◆ **Information provided**:
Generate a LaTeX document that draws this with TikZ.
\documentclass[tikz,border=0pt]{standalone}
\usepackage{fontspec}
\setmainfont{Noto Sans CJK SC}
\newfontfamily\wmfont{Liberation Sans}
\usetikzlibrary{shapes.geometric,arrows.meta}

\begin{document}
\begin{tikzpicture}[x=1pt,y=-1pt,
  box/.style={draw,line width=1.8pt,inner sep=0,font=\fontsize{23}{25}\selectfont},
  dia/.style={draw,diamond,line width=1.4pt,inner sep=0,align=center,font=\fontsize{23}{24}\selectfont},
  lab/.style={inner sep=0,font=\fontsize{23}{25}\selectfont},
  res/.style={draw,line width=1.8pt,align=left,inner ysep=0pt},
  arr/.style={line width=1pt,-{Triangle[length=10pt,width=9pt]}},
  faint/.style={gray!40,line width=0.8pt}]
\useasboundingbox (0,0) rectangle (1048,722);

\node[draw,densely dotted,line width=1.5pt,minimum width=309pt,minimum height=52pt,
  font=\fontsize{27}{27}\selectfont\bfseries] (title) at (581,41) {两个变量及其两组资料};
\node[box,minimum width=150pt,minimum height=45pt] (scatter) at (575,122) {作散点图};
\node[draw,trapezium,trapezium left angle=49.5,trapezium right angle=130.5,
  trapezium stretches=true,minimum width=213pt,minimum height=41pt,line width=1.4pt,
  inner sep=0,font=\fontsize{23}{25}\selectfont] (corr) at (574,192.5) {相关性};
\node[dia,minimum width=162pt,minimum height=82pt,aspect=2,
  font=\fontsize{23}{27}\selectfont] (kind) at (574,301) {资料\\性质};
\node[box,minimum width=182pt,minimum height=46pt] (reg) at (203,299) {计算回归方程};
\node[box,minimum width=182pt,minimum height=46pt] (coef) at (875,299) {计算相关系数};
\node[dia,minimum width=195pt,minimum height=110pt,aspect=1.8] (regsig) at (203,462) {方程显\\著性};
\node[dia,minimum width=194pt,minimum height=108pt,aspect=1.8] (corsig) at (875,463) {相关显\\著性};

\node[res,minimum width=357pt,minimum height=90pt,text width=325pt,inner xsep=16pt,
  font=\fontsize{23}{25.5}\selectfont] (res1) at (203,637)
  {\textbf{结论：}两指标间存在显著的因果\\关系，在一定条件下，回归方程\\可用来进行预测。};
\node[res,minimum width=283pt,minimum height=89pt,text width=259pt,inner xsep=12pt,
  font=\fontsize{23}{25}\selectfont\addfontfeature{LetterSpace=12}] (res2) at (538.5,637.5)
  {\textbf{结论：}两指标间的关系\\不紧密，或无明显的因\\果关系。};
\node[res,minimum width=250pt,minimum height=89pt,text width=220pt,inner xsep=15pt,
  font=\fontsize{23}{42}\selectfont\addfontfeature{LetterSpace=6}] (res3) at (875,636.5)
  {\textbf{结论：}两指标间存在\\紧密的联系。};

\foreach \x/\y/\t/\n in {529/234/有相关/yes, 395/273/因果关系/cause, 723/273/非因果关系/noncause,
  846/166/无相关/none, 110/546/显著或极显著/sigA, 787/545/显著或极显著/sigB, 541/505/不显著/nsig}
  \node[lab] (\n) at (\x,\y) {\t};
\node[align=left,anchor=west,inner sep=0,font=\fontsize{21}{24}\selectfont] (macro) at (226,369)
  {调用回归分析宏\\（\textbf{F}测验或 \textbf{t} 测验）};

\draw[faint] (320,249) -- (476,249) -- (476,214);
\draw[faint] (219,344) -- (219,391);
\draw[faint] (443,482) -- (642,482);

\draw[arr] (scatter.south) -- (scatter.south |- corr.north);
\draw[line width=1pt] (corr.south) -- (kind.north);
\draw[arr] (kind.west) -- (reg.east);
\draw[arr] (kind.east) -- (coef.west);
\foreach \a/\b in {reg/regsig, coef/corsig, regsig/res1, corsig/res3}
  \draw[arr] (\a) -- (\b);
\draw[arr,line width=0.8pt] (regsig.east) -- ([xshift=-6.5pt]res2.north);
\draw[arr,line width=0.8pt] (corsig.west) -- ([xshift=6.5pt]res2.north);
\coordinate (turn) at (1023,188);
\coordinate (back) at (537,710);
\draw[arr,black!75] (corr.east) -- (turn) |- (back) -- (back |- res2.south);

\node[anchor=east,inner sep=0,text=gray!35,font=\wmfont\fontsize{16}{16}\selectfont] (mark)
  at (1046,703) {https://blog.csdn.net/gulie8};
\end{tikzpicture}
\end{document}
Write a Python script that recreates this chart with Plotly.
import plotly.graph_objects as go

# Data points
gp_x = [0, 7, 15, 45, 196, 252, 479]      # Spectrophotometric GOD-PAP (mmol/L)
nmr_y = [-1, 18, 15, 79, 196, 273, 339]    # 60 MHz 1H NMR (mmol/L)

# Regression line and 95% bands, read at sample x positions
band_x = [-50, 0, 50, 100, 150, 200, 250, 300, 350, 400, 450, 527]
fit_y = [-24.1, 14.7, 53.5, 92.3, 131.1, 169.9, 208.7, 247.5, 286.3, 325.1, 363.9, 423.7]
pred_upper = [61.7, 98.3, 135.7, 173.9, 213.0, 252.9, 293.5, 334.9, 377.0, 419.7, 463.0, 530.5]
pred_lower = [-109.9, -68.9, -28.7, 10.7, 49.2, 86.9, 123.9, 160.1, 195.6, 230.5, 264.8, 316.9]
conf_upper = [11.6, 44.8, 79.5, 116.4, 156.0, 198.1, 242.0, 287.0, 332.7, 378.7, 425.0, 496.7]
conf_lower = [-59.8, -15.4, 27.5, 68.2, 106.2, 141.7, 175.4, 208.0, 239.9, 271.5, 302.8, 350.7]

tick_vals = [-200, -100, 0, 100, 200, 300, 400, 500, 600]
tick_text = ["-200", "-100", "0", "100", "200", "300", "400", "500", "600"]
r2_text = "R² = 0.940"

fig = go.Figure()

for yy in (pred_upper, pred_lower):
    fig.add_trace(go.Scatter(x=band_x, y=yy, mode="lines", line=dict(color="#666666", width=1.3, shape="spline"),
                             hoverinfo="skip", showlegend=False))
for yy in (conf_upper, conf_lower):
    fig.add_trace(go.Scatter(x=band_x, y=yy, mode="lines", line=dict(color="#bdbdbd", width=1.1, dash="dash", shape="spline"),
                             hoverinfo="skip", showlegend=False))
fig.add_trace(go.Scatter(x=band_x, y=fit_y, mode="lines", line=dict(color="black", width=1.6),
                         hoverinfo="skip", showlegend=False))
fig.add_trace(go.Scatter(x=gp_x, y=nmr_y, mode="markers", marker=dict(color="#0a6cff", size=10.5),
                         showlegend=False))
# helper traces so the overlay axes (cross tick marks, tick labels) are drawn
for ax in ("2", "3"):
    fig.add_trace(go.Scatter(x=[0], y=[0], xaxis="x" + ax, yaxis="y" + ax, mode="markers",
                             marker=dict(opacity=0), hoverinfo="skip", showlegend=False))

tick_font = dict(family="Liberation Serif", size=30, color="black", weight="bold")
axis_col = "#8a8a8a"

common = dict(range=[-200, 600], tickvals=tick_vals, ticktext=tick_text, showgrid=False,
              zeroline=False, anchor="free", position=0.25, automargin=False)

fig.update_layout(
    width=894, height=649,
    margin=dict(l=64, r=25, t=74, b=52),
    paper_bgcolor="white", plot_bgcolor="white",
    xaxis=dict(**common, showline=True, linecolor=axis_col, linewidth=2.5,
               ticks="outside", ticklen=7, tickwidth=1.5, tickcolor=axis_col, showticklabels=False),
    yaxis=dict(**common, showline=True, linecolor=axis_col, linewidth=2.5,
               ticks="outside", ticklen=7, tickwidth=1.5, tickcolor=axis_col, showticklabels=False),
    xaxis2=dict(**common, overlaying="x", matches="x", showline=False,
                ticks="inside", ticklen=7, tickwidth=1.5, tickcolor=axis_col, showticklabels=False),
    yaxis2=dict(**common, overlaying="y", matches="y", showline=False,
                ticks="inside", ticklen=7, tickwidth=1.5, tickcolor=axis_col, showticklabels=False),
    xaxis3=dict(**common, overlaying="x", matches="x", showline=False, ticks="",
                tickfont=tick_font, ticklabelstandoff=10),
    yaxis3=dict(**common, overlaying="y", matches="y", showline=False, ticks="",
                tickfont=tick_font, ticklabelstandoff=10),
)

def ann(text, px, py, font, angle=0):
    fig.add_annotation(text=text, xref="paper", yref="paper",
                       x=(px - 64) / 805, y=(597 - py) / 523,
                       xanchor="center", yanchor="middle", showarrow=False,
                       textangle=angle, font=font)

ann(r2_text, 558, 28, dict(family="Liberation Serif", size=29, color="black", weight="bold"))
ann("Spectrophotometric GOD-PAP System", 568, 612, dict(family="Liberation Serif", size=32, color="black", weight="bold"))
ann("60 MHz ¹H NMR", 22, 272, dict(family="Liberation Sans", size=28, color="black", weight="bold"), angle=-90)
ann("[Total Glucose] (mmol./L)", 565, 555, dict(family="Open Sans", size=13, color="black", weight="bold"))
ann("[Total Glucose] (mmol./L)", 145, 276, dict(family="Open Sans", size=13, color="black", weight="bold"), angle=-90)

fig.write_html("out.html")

◆ **Problem to work on**:
Only the lines from the one with "Write a Python" up to the one with "nmr_y = [-1, 18, 15, 79, 196, 273, 339]" should be repeated, both included, exactly as they appear.

◆ **Output of the exercise**:
Write a Python script that recreates this chart with Plotly.
import plotly.graph_objects as go

# Data points
gp_x = [0, 7, 15, 45, 196, 252, 479]      # Spectrophotometric GOD-PAP (mmol/L)
nmr_y = [-1, 18, 15, 79, 196, 273, 339]    # 60 MHz 1H NMR (mmol/L)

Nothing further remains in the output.